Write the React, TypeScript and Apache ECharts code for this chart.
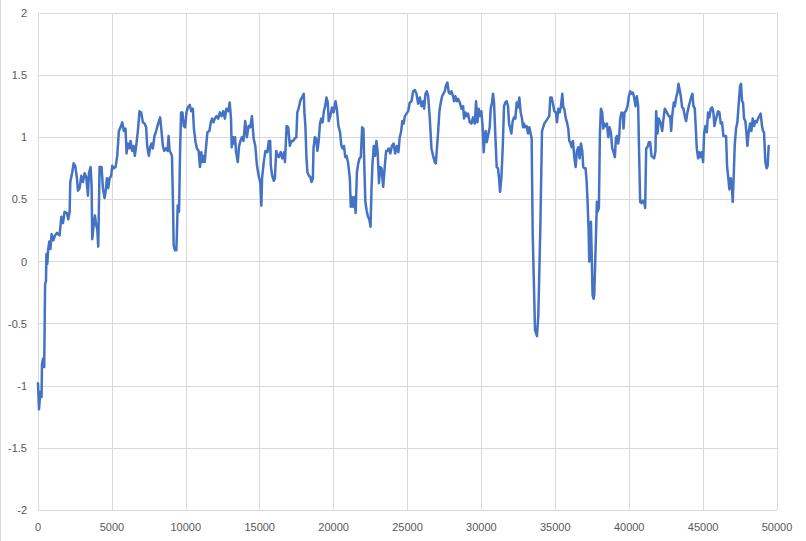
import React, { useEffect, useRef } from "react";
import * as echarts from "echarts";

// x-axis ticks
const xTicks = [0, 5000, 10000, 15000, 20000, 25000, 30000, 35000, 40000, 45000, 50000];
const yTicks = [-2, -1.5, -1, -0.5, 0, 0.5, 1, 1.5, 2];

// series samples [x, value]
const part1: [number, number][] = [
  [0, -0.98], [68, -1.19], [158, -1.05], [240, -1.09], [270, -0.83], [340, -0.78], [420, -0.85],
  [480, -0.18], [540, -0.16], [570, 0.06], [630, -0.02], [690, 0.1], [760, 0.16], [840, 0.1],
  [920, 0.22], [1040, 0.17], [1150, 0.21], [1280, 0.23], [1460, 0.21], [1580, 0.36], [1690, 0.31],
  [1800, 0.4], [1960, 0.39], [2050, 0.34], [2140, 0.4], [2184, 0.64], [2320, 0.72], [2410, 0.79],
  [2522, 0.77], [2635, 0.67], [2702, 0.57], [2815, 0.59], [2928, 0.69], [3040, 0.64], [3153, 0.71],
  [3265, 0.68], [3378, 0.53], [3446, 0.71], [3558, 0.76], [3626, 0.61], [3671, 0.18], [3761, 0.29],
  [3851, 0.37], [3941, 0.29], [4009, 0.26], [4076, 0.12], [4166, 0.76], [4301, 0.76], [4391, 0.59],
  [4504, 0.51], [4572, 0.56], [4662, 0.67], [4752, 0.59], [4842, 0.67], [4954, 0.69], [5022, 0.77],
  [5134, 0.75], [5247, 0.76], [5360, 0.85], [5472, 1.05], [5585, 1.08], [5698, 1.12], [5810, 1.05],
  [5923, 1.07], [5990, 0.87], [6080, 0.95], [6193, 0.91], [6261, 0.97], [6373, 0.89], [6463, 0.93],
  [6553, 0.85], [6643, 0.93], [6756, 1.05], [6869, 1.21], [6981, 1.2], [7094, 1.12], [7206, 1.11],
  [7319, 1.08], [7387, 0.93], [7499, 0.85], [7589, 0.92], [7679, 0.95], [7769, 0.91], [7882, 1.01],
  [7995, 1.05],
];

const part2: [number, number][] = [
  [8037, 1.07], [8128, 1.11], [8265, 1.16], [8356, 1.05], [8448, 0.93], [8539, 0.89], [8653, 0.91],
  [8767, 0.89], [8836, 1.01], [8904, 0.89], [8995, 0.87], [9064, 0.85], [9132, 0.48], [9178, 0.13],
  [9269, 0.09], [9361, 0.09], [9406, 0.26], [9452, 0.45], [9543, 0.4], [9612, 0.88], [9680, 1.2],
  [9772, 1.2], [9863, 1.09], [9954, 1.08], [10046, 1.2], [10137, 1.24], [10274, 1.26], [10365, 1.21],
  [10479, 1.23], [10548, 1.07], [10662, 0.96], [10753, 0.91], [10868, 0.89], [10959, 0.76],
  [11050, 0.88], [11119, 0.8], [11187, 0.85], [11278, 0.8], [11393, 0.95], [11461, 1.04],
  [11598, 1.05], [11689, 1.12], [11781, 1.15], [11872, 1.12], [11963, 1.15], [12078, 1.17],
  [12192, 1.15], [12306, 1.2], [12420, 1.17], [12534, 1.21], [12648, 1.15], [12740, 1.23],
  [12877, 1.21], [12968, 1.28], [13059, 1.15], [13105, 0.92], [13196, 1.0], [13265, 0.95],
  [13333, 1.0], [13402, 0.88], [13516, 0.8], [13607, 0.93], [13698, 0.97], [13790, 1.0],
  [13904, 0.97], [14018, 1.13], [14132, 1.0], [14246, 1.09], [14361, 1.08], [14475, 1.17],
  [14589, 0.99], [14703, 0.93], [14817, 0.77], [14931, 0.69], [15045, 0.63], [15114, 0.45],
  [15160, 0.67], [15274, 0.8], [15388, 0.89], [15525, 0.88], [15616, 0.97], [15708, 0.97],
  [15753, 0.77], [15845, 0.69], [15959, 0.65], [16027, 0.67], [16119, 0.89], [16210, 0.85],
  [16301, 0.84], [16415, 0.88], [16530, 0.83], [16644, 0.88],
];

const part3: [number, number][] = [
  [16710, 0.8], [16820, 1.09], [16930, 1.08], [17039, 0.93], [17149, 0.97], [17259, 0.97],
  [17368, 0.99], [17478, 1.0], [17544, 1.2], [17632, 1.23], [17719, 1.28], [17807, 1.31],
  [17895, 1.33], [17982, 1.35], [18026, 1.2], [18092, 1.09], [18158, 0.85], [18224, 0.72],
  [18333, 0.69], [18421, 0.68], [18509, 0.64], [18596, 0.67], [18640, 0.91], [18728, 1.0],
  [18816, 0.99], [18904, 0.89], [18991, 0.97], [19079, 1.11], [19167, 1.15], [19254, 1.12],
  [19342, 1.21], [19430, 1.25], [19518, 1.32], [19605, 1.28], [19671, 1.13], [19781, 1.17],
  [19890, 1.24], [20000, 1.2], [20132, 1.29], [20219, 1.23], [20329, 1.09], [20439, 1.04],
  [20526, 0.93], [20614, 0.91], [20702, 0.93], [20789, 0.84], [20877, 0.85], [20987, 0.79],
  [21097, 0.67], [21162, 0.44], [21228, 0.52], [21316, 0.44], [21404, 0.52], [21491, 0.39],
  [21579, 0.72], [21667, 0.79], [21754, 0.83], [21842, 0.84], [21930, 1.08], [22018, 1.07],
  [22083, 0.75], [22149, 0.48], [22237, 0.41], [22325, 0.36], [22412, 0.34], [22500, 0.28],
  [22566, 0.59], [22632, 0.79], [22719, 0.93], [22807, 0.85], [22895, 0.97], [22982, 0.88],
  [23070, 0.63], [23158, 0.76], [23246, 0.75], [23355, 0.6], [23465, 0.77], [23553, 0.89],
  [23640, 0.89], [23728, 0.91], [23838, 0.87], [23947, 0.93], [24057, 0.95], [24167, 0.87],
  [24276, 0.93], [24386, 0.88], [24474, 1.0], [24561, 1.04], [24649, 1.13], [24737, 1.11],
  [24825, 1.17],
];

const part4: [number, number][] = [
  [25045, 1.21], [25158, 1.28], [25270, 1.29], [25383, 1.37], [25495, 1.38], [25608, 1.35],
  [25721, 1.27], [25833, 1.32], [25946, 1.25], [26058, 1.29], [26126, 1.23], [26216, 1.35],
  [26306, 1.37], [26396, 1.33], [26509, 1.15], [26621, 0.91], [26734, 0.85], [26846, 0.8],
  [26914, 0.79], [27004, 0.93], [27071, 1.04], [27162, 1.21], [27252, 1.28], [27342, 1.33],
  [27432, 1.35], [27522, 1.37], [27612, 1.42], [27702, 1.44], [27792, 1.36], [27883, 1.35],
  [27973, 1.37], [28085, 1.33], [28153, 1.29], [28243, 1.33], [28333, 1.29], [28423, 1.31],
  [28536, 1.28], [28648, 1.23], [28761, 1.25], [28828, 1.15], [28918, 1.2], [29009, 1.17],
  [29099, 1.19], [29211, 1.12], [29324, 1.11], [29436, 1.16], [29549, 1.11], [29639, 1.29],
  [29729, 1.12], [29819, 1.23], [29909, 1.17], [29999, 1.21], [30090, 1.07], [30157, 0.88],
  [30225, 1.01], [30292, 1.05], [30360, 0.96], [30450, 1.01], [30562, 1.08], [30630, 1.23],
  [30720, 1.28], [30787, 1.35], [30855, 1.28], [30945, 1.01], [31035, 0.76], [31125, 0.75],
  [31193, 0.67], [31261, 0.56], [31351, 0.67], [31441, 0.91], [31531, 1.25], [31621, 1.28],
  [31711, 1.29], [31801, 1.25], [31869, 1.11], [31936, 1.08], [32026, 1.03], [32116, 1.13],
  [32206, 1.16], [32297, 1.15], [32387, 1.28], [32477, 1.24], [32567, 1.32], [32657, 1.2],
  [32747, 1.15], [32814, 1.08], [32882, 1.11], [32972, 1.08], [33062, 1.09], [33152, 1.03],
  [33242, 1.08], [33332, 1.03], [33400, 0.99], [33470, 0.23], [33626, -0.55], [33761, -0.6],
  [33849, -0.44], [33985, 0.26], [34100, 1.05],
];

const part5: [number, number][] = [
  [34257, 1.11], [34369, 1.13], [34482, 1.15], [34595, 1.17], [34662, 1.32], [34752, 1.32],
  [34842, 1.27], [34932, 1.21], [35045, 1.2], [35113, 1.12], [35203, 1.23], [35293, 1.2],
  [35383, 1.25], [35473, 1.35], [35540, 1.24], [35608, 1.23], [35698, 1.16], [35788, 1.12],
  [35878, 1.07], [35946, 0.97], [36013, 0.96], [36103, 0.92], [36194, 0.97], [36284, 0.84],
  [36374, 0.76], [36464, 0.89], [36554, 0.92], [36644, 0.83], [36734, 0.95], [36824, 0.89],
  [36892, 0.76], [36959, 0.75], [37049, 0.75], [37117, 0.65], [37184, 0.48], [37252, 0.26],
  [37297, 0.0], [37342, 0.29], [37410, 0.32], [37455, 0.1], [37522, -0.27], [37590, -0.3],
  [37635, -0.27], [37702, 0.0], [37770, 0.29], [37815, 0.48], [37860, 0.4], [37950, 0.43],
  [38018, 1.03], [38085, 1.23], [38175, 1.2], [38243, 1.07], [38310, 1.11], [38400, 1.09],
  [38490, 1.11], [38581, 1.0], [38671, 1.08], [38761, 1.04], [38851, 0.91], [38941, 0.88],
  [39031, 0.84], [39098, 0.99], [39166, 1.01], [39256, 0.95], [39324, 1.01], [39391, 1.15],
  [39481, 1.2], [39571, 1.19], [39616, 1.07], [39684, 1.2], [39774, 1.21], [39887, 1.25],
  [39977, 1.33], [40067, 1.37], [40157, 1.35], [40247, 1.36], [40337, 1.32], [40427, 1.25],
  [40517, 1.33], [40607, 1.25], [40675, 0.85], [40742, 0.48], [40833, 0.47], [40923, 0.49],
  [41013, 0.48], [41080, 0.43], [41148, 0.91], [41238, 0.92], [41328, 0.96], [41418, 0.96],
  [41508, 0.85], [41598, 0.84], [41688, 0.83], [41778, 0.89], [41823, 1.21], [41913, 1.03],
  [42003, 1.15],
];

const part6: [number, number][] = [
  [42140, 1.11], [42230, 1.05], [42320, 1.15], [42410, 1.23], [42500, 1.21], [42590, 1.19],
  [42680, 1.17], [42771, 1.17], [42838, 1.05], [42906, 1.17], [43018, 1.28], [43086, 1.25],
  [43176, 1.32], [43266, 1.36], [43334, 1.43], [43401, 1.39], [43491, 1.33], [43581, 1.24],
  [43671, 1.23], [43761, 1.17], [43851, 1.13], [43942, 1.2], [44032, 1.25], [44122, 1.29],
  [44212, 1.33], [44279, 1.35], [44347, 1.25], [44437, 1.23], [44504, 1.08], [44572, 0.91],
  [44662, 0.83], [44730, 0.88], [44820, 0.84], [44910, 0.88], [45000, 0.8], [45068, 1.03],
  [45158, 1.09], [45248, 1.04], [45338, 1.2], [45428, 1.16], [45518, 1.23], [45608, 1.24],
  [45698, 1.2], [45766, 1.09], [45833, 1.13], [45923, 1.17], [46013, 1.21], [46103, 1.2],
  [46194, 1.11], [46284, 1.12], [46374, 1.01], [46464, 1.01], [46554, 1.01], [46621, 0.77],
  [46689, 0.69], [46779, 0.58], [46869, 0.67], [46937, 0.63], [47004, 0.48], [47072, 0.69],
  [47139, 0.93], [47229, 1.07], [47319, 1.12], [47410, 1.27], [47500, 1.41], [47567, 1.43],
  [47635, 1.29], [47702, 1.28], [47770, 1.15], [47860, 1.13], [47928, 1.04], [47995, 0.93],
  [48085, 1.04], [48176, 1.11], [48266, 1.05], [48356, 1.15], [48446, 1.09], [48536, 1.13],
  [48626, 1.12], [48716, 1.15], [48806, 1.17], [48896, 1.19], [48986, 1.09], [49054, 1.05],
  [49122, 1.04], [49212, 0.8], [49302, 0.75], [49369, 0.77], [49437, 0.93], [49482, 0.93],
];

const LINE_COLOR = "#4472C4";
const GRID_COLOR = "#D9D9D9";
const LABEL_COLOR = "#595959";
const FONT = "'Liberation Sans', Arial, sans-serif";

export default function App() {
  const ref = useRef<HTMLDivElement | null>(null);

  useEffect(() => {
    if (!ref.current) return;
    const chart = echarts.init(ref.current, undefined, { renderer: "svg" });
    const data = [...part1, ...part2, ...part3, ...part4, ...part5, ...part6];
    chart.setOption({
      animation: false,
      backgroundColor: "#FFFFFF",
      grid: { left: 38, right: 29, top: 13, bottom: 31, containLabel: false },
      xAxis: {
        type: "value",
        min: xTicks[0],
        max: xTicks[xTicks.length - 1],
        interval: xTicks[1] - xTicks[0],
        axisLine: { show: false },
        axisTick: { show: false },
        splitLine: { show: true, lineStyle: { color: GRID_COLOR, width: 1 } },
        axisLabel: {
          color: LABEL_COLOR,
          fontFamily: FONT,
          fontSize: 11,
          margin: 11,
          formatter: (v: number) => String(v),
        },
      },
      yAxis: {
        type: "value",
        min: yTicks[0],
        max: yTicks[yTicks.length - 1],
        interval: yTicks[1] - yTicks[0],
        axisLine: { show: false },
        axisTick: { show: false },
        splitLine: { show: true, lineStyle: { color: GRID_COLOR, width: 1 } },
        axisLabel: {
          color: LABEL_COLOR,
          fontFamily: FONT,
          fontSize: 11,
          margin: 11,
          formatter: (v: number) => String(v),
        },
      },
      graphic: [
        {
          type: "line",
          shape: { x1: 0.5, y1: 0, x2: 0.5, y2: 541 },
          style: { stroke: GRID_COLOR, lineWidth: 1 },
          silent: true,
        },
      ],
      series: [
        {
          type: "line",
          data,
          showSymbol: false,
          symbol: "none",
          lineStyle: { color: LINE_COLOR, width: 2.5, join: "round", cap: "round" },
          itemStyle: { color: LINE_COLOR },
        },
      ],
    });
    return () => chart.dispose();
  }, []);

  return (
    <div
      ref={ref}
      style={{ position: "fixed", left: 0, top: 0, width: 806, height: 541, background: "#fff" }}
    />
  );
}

Work required:
From the opening line of the listing above through the line bearing "0.5, 1, 1.5, 2];", repeat each line exactly. Drop every picture.

Complete output:
Write the React, TypeScript and Apache ECharts code for this chart.
import React, { useEffect, useRef } from "react";
import * as echarts from "echarts";

// x-axis ticks
const xTicks = [0, 5000, 10000, 15000, 20000, 25000, 30000, 35000, 40000, 45000, 50000];
const yTicks = [-2, -1.5, -1, -0.5, 0, 0.5, 1, 1.5, 2];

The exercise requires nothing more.